Just in time for New York’s first real heatwave of the season, a new installation by 2019 Young Architects Program (YAP) winners Pedro & Juana has opened, setting the stage for MoMA PS1’s annual Warm Up summer concert series. Hórama Rama—a 40-foot-high, 90-foot-wide cyclorama—brings seating, shade, and even a waterfall to the museum’s courtyards in Long Island City, Queens.
Ana Paula Ruiz Galindo and Mecky Ruess, who are a couple, founded Pedro & Juana in Mexico City in 2011. Their winning scheme, chosen from five finalists, creates an urban playground of scaffolding, partly shaded by the elevated cylindrical form and some 2,000 2-by-6-foot protruding wood “bristles.” Ruiz Galindo says they “wanted to get above the walls” with their design, and used the cyclorama to connect the museum’s two main courtyards.
Plywood stools and benches are scattered around the space, while bright pink hammocks strung throughout the scaffolding provide additional seating and respite from the heat.
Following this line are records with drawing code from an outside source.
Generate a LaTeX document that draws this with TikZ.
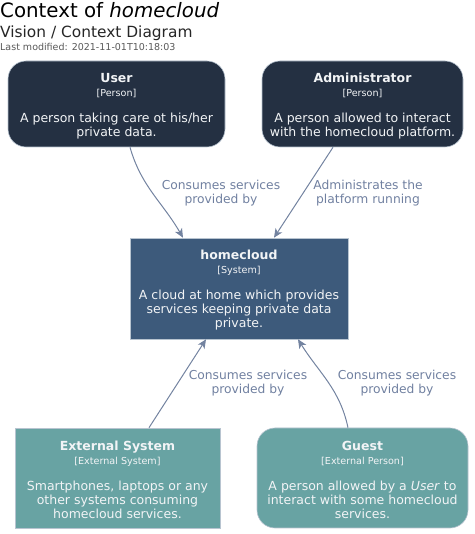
\documentclass[tikz,border=0pt]{standalone}
\usepackage{fontspec}
\setmainfont{DejaVu Sans}
\usetikzlibrary{arrows.meta,calc}
\definecolor{personbg}{HTML}{243042}
\definecolor{systembg}{HTML}{3D5A7B}
\definecolor{extbg}{HTML}{68A3A3}
\definecolor{boxborder}{HTML}{B8C4D0}
\definecolor{relcol}{HTML}{7383A0}
\definecolor{reltext}{HTML}{7080A0}
\definecolor{boxtext}{HTML}{F2F4F6}
\tikzset{
  elem/.style={draw=boxborder, line width=0.6pt, text=boxtext, align=center,
    font=\fontsize{12.5}{14}\selectfont, inner sep=0pt},
  personbox/.style={elem, fill=personbg, rounded corners=18pt},
  systembox/.style={elem, fill=systembg},
  extsystembox/.style={elem, fill=extbg},
  extpersonbox/.style={elem, fill=extbg, rounded corners=18pt},
  rel/.style={draw=relcol, line width=1pt, -{Stealth[length=9pt,width=8pt,inset=2.5pt]}},
  rellabel/.style={text=reltext, align=center, font=\fontsize{12.3}{14}\selectfont, inner sep=0pt},
}
\newcommand{\eltitle}[1]{{\fontsize{12.5}{14}\selectfont\bfseries\rule{0pt}{12.8pt}#1}}
\newcommand{\elstereo}[1]{{\fontsize{9.6}{14}\selectfont [#1]}}
\begin{document}
\begin{tikzpicture}[x=1pt,y=1pt]
\useasboundingbox (0,0) rectangle (474,534);
% titles
\node[anchor=base west, inner sep=0pt, text=black, font=\fontsize{19.8}{22}\selectfont] (title) at (0,516.5) {Context of \textit{homecloud}};
\node[anchor=base west, inner sep=0pt, text=black!85, font=\fontsize{15.4}{17}\selectfont] (subtitle) at (0,496.5) {Vision / Context Diagram};
\node[anchor=base west, inner sep=0pt, text=black!65, font=\fontsize{9.5}{11}\selectfont] (modified) at (0,483) {Last modified: 2021-11-01T10:18:03};
% elements
\node[personbox, minimum width=217pt, minimum height=86pt] (user) at (116.5,430)
  {\eltitle{User}\\\elstereo{Person}\\[12pt]A person taking care ot his/her\\private data.};
\node[personbox, minimum width=201pt, minimum height=86pt] (admin) at (362.5,430)
  {\eltitle{Administrator}\\\elstereo{Person}\\[12pt]A person allowed to interact\\with the homecloud platform.};
\node[systembox, minimum width=218pt, minimum height=101pt] (hc) at (239,245.5)
  {\eltitle{homecloud}\\\elstereo{System}\\[12pt]A cloud at home which provides\\services keeping private data\\private.};
\node[extsystembox, minimum width=205pt, minimum height=100pt] (ext) at (117.5,56)
  {\eltitle{External System}\\\elstereo{External System}\\[12pt]Smartphones, laptops or any\\other systems consuming\\homecloud services.};
\node[extpersonbox, minimum width=211pt, minimum height=100pt] (guest) at (362.5,56)
  {\eltitle{Guest}\\\elstereo{External Person}\\[12pt]A person allowed by a \textit{User} to\\interact with some homecloud\\services.};
% relations
\draw[rel] ($(user.south)+(13.5,0)$) to[out=-74,in=120] ($(hc.north)+(-56,0)$);
\draw[rel] ($(admin.south)+(-29.5,0)$) -- ($(hc.north)+(35,0)$);
\draw[rel] ($(ext.north)+(31.5,0)$) -- ($(hc.south)+(-33,0)$);
\draw[rel] ($(guest.north)+(-14.5,0)$) to[out=102,in=-58] ($(hc.south)+(59,0)$);
% relation labels
\node[rellabel] (l1) at (221,341) {Consumes services\\provided by};
\node[rellabel] (l2) at (368,341) {Administrates the\\platform running};
\node[rellabel] (l3) at (248,150.5) {Consumes services\\provided by};
\node[rellabel] (l4) at (397,150.5) {Consumes services\\provided by};
\end{tikzpicture}
\end{document}
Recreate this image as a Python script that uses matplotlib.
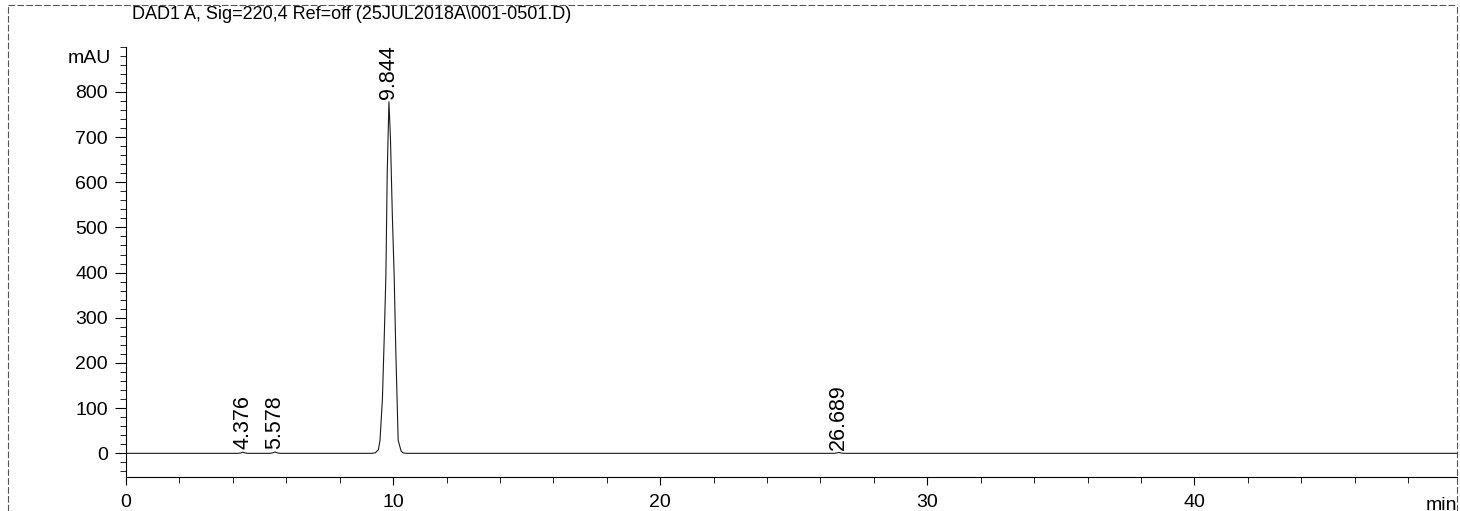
import matplotlib
matplotlib.use("Agg")
import matplotlib.pyplot as plt
from matplotlib.lines import Line2D
from matplotlib.ticker import MultipleLocator

plt.rcParams['font.family'] = ['Liberation Sans', 'DejaVu Sans']

# Chromatogram trace (time in min, signal in mAU)
time_min = [0.0, 4.20, 4.30, 4.376, 4.45, 4.55, 5.40, 5.50, 5.578, 5.66, 5.75,
            9.20, 9.33, 9.45, 9.51, 9.60, 9.67, 9.73, 9.78, 9.844, 9.90, 9.97,
            10.04, 10.10, 10.19, 10.30, 10.37, 10.50, 26.50, 26.62, 26.689,
            26.76, 26.88, 49.83]
signal_mau = [0.0, 0.0, 1.0, 2.5, 1.0, 0.0, 0.0, 1.2, 3.0, 1.2, 0.0,
              0.0, 1.0, 8.0, 29.0, 120.0, 260.0, 393.0, 620.0, 778.0, 700.0, 530.0,
              393.0, 230.0, 29.0, 5.0, 1.0, 0.0, 0.0, 0.8, 2.0,
              0.8, 0.0, 0.0]

# Integrated peaks: retention time labels
peak_times = [4.376, 5.578, 9.844, 26.689]
peak_heights = [2.5, 3.0, 778.0, 2.0]

title = r"DAD1 A, Sig=220,4 Ref=off (25JUL2018A\001-0501.D)"

fig = plt.figure(figsize=(14.6, 5.11), dpi=100)
ax = fig.add_axes([0.0863, 0.066, 0.9116, 0.8426])

ax.plot(time_min, signal_mau, color='#1a1a1a', lw=0.8)

for t, h in zip(peak_times, peak_heights):
    ax.annotate(f"{t:.3f}", xy=(t, h), xytext=(0, 2), textcoords='offset points',
                rotation=90, ha='center', va='bottom', fontsize=15.5)

ax.set_xlim(0, 49.83)
ax.set_ylim(-53, 900)

ax.xaxis.set_major_locator(MultipleLocator(10))
ax.xaxis.set_minor_locator(MultipleLocator(2))
ax.set_yticks([0, 100, 200, 300, 400, 500, 600, 700, 800])
ax.yaxis.set_minor_locator(MultipleLocator(20))
ax.tick_params(axis='both', which='major', labelsize=14, direction='out', width=0.8)
ax.tick_params(axis='y', which='major', length=8, pad=5)
ax.tick_params(axis='x', which='major', length=6, pad=6)
ax.tick_params(axis='both', which='minor', length=4, width=0.6)

for side in ('top', 'right'):
    ax.spines[side].set_visible(False)
ax.spines['left'].set_linewidth(0.8)
ax.spines['bottom'].set_linewidth(0.8)

# axis units written where the instrument printout puts them
ax.text(-0.011, 875, "mAU", transform=ax.get_yaxis_transform(),
        ha='right', va='center', fontsize=14)
ax.text(1.0, -0.045, "min", transform=ax.transAxes, ha='right', va='top', fontsize=14)

fig.text(0.0904, 0.971, title, ha='left', va='center', fontsize=13)

# dotted page frame of the printout
frame = dict(color='#555555', lw=0.8, ls=(0, (6, 2)))
fig.add_artist(Line2D([0.0055, 0.998], [0.990, 0.990], transform=fig.transFigure, **frame))
fig.add_artist(Line2D([0.0055, 0.0055], [0.0, 0.990], transform=fig.transFigure, **frame))
fig.add_artist(Line2D([0.998, 0.998], [0.0, 0.990], transform=fig.transFigure, **frame))

fig.savefig("out.png", dpi=100)
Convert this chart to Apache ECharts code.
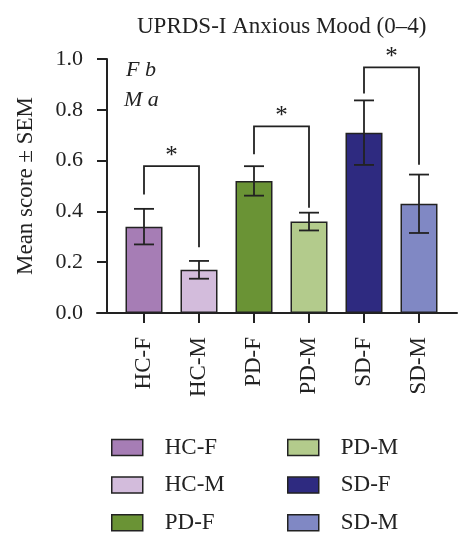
<!DOCTYPE html>
<html>
<head>
<meta charset="utf-8">
<script src="https://cdn.jsdelivr.net/npm/echarts@6/dist/echarts.min.js"></script>
<style>
  html, body { margin: 0; padding: 0; background: #fff; }
  #main { width: 474px; height: 545px; }
</style>
</head>
<body>
<div id="main"></div>
<script>
// groups on the x axis
var groups = ['HC-F', 'HC-M', 'PD-F', 'PD-M', 'SD-F', 'SD-M'];
// mean score of each group
var means = [0.34, 0.17, 0.52, 0.36, 0.71, 0.43];
// standard error of the mean
var sems = [0.07, 0.035, 0.058, 0.035, 0.127, 0.115];
var colors = ['#a67db5', '#d3bcdc', '#6a9335', '#b3cb8c', '#2e2a80', '#8088c4'];
// significance brackets: [left group, right group, left foot, top, right foot]
var brackets = [
  [0, 1, 0.467, 0.578, 0.259],
  [2, 3, 0.625, 0.735, 0.414],
  [4, 5, 0.864, 0.967, 0.584]
];
var yTicks = [0, 0.2, 0.4, 0.6, 0.8, 1.0];

var FONT = 'Liberation Serif';
var INK = '#222';

var myChart = echarts.init(document.getElementById('main'));

var series = [];
groups.forEach(function (g, i) {
  var d = groups.map(function (x, j) { return j === i ? means[j] : '-'; });
  series.push({
    name: g,
    type: 'bar',
    data: d,
    barWidth: 37,
    barGap: '-100%',
    itemStyle: { color: colors[i], borderColor: INK, borderWidth: 1.5 },
    emphasis: { disabled: true }
  });
});

// error bars
series.push({
  type: 'custom',
  name: 'sem',
  z: 5,
  data: groups.map(function (g, i) { return [i, means[i] - sems[i], means[i] + sems[i]]; }),
  renderItem: function (params, api) {
    var lo = api.coord([api.value(0), api.value(1)]);
    var hi = api.coord([api.value(0), api.value(2)]);
    var half = 10;
    var st = { stroke: INK, lineWidth: 1.8 };
    return {
      type: 'group',
      children: [
        { type: 'line', shape: { x1: lo[0], y1: lo[1], x2: hi[0], y2: hi[1] }, style: st },
        { type: 'line', shape: { x1: lo[0] - half, y1: lo[1], x2: lo[0] + half, y2: lo[1] }, style: st },
        { type: 'line', shape: { x1: hi[0] - half, y1: hi[1], x2: hi[0] + half, y2: hi[1] }, style: st }
      ]
    };
  }
});

// significance brackets with star
series.push({
  type: 'custom',
  name: 'sig',
  z: 5,
  data: brackets,
  renderItem: function (params, api) {
    var a = api.coord([api.value(0), api.value(2)]);
    var b = api.coord([api.value(0), api.value(3)]);
    var c = api.coord([api.value(1), api.value(3)]);
    var d = api.coord([api.value(1), api.value(4)]);
    return {
      type: 'group',
      children: [
        { type: 'polyline', shape: { points: [a, b, c, d] },
          style: { stroke: INK, lineWidth: 1.8, fill: null } },
        { type: 'text', x: (b[0] + c[0]) / 2, y: b[1] + 3,
          style: { text: '*', font: '25px ' + FONT, fill: INK, align: 'center', verticalAlign: 'bottom' } }
      ]
    };
  }
});

// hidden helper to draw the long x axis line
series.push({ type: 'line', xAxisIndex: 1, yAxisIndex: 1, data: [], silent: true });

var legendText = { fontFamily: FONT, fontSize: 23, color: INK, lineHeight: 22, padding: [0, 0, 0, 17] };

var option = {
  animation: false,
  textStyle: { fontFamily: FONT },
  title: {
    text: 'UPRDS-I Anxious Mood (0–4)',
    left: 132,
    top: 10,
    textStyle: { fontFamily: FONT, fontSize: 23, fontWeight: 'normal', color: INK }
  },
  graphic: [
    { type: 'text', left: 126, top: 59, style: { text: 'F b', font: 'italic 22px ' + FONT, fill: INK } },
    { type: 'text', left: 124, top: 89, style: { text: 'M a', font: 'italic 22px ' + FONT, fill: INK } }
  ],
  legend: [
    {
      data: groups.slice(0, 3),
      orient: 'vertical',
      left: 106, top: 431,
      itemWidth: 31, itemHeight: 16, itemGap: 14.6,
      icon: 'rect',
      itemStyle: { borderColor: INK, borderWidth: 1.5 },
      selectedMode: false,
      textStyle: legendText
    },
    {
      data: groups.slice(3),
      orient: 'vertical',
      left: 282, top: 431,
      itemWidth: 31, itemHeight: 16, itemGap: 14.6,
      icon: 'rect',
      itemStyle: { borderColor: INK, borderWidth: 1.5 },
      selectedMode: false,
      textStyle: legendText
    }
  ],
  grid: [
    { left: 116.5, right: 27.5, top: 59, bottom: 232 },
    { left: 97, right: 17, top: 59, bottom: 232 }
  ],
  xAxis: [
    {
      type: 'category',
      data: groups,
      gridIndex: 0,
      axisLine: { show: false },
      axisTick: { show: true, alignWithLabel: true, length: 10, lineStyle: { color: INK, width: 2 } },
      axisLabel: { rotate: 90, margin: 24, fontFamily: FONT, fontSize: 23, color: INK }
    },
    {
      type: 'value',
      gridIndex: 1,
      min: 0, max: 1,
      axisLine: { show: true, lineStyle: { color: INK, width: 2 } },
      axisTick: { show: false },
      axisLabel: { show: false },
      splitLine: { show: false }
    }
  ],
  yAxis: [
    {
      type: 'value',
      gridIndex: 0,
      min: yTicks[0], max: yTicks[yTicks.length - 1], interval: 0.2,
      offset: 9.5,
      name: 'Mean score ± SEM',
      nameLocation: 'middle',
      nameGap: 70,
      nameTextStyle: { fontFamily: FONT, fontSize: 23, color: INK },
      axisLine: { show: true, lineStyle: { color: INK, width: 2 } },
      axisTick: { show: true, length: 10, lineStyle: { color: INK, width: 2 } },
      axisLabel: { margin: 24, fontFamily: FONT, fontSize: 22, color: INK,
        formatter: function (v) { return v.toFixed(1); } },
      splitLine: { show: false }
    },
    {
      type: 'value',
      gridIndex: 1,
      show: false
    }
  ],
  series: series
};

myChart.setOption(option);
</script>
</body>
</html>
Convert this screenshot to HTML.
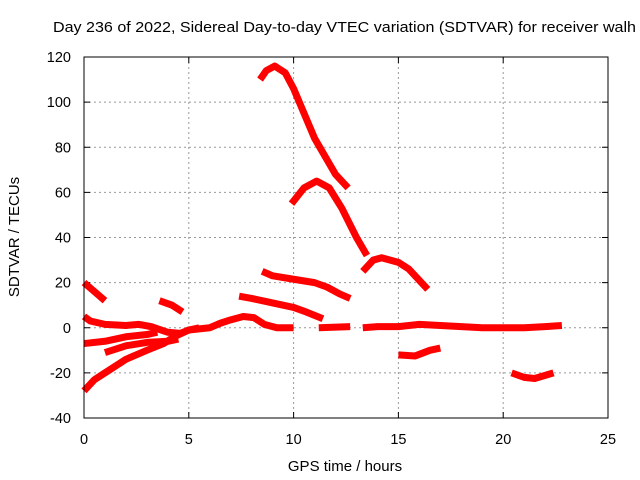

A tropical print vinyl mesh screen lines the inside of the elevated cylinder—a cheeky juxtaposition of nature into an otherwise industrial setting. In the smaller courtyard adjacent to the main space, water pumped skyward via a pink pipe spills out of an opening in the cyclorama’s verdant screen, splashing down into a raised pink pool.
The structure was assembled on-site by Ruiz Galindo, Ruess, and a team of 14 volunteers over two and a half weeks. Though RECORD has previously reported that YAP winners receive $15,000 for design development and $100,000 for build-out (in addition to $5,000 each finalist receives for design and model development), this year’s budget was not disclosed.
“We really wanted to bring something other, something foreign—even momentarily—to this place,” Ruiz Galindo told RECORD. In theory, adding a waterfall and hammocks to the concrete jungle would indeed bring a foreign element to PS1, but the irony of doing so amidst metal scaffolding and wood beams in the perpetual construction zone that is Long Island City seems too rich to be overlooked. Will New Yorkers appreciate the “otherness” in Pedro & Juana’s vision, or will Hórama Rama be viewed as yet another unfinished development?
Hórama Rama, as well as an indoor exhibition featuring this year’s finalist proposals and past winners of the program—which is now in its 20th year—will be on view through September 2.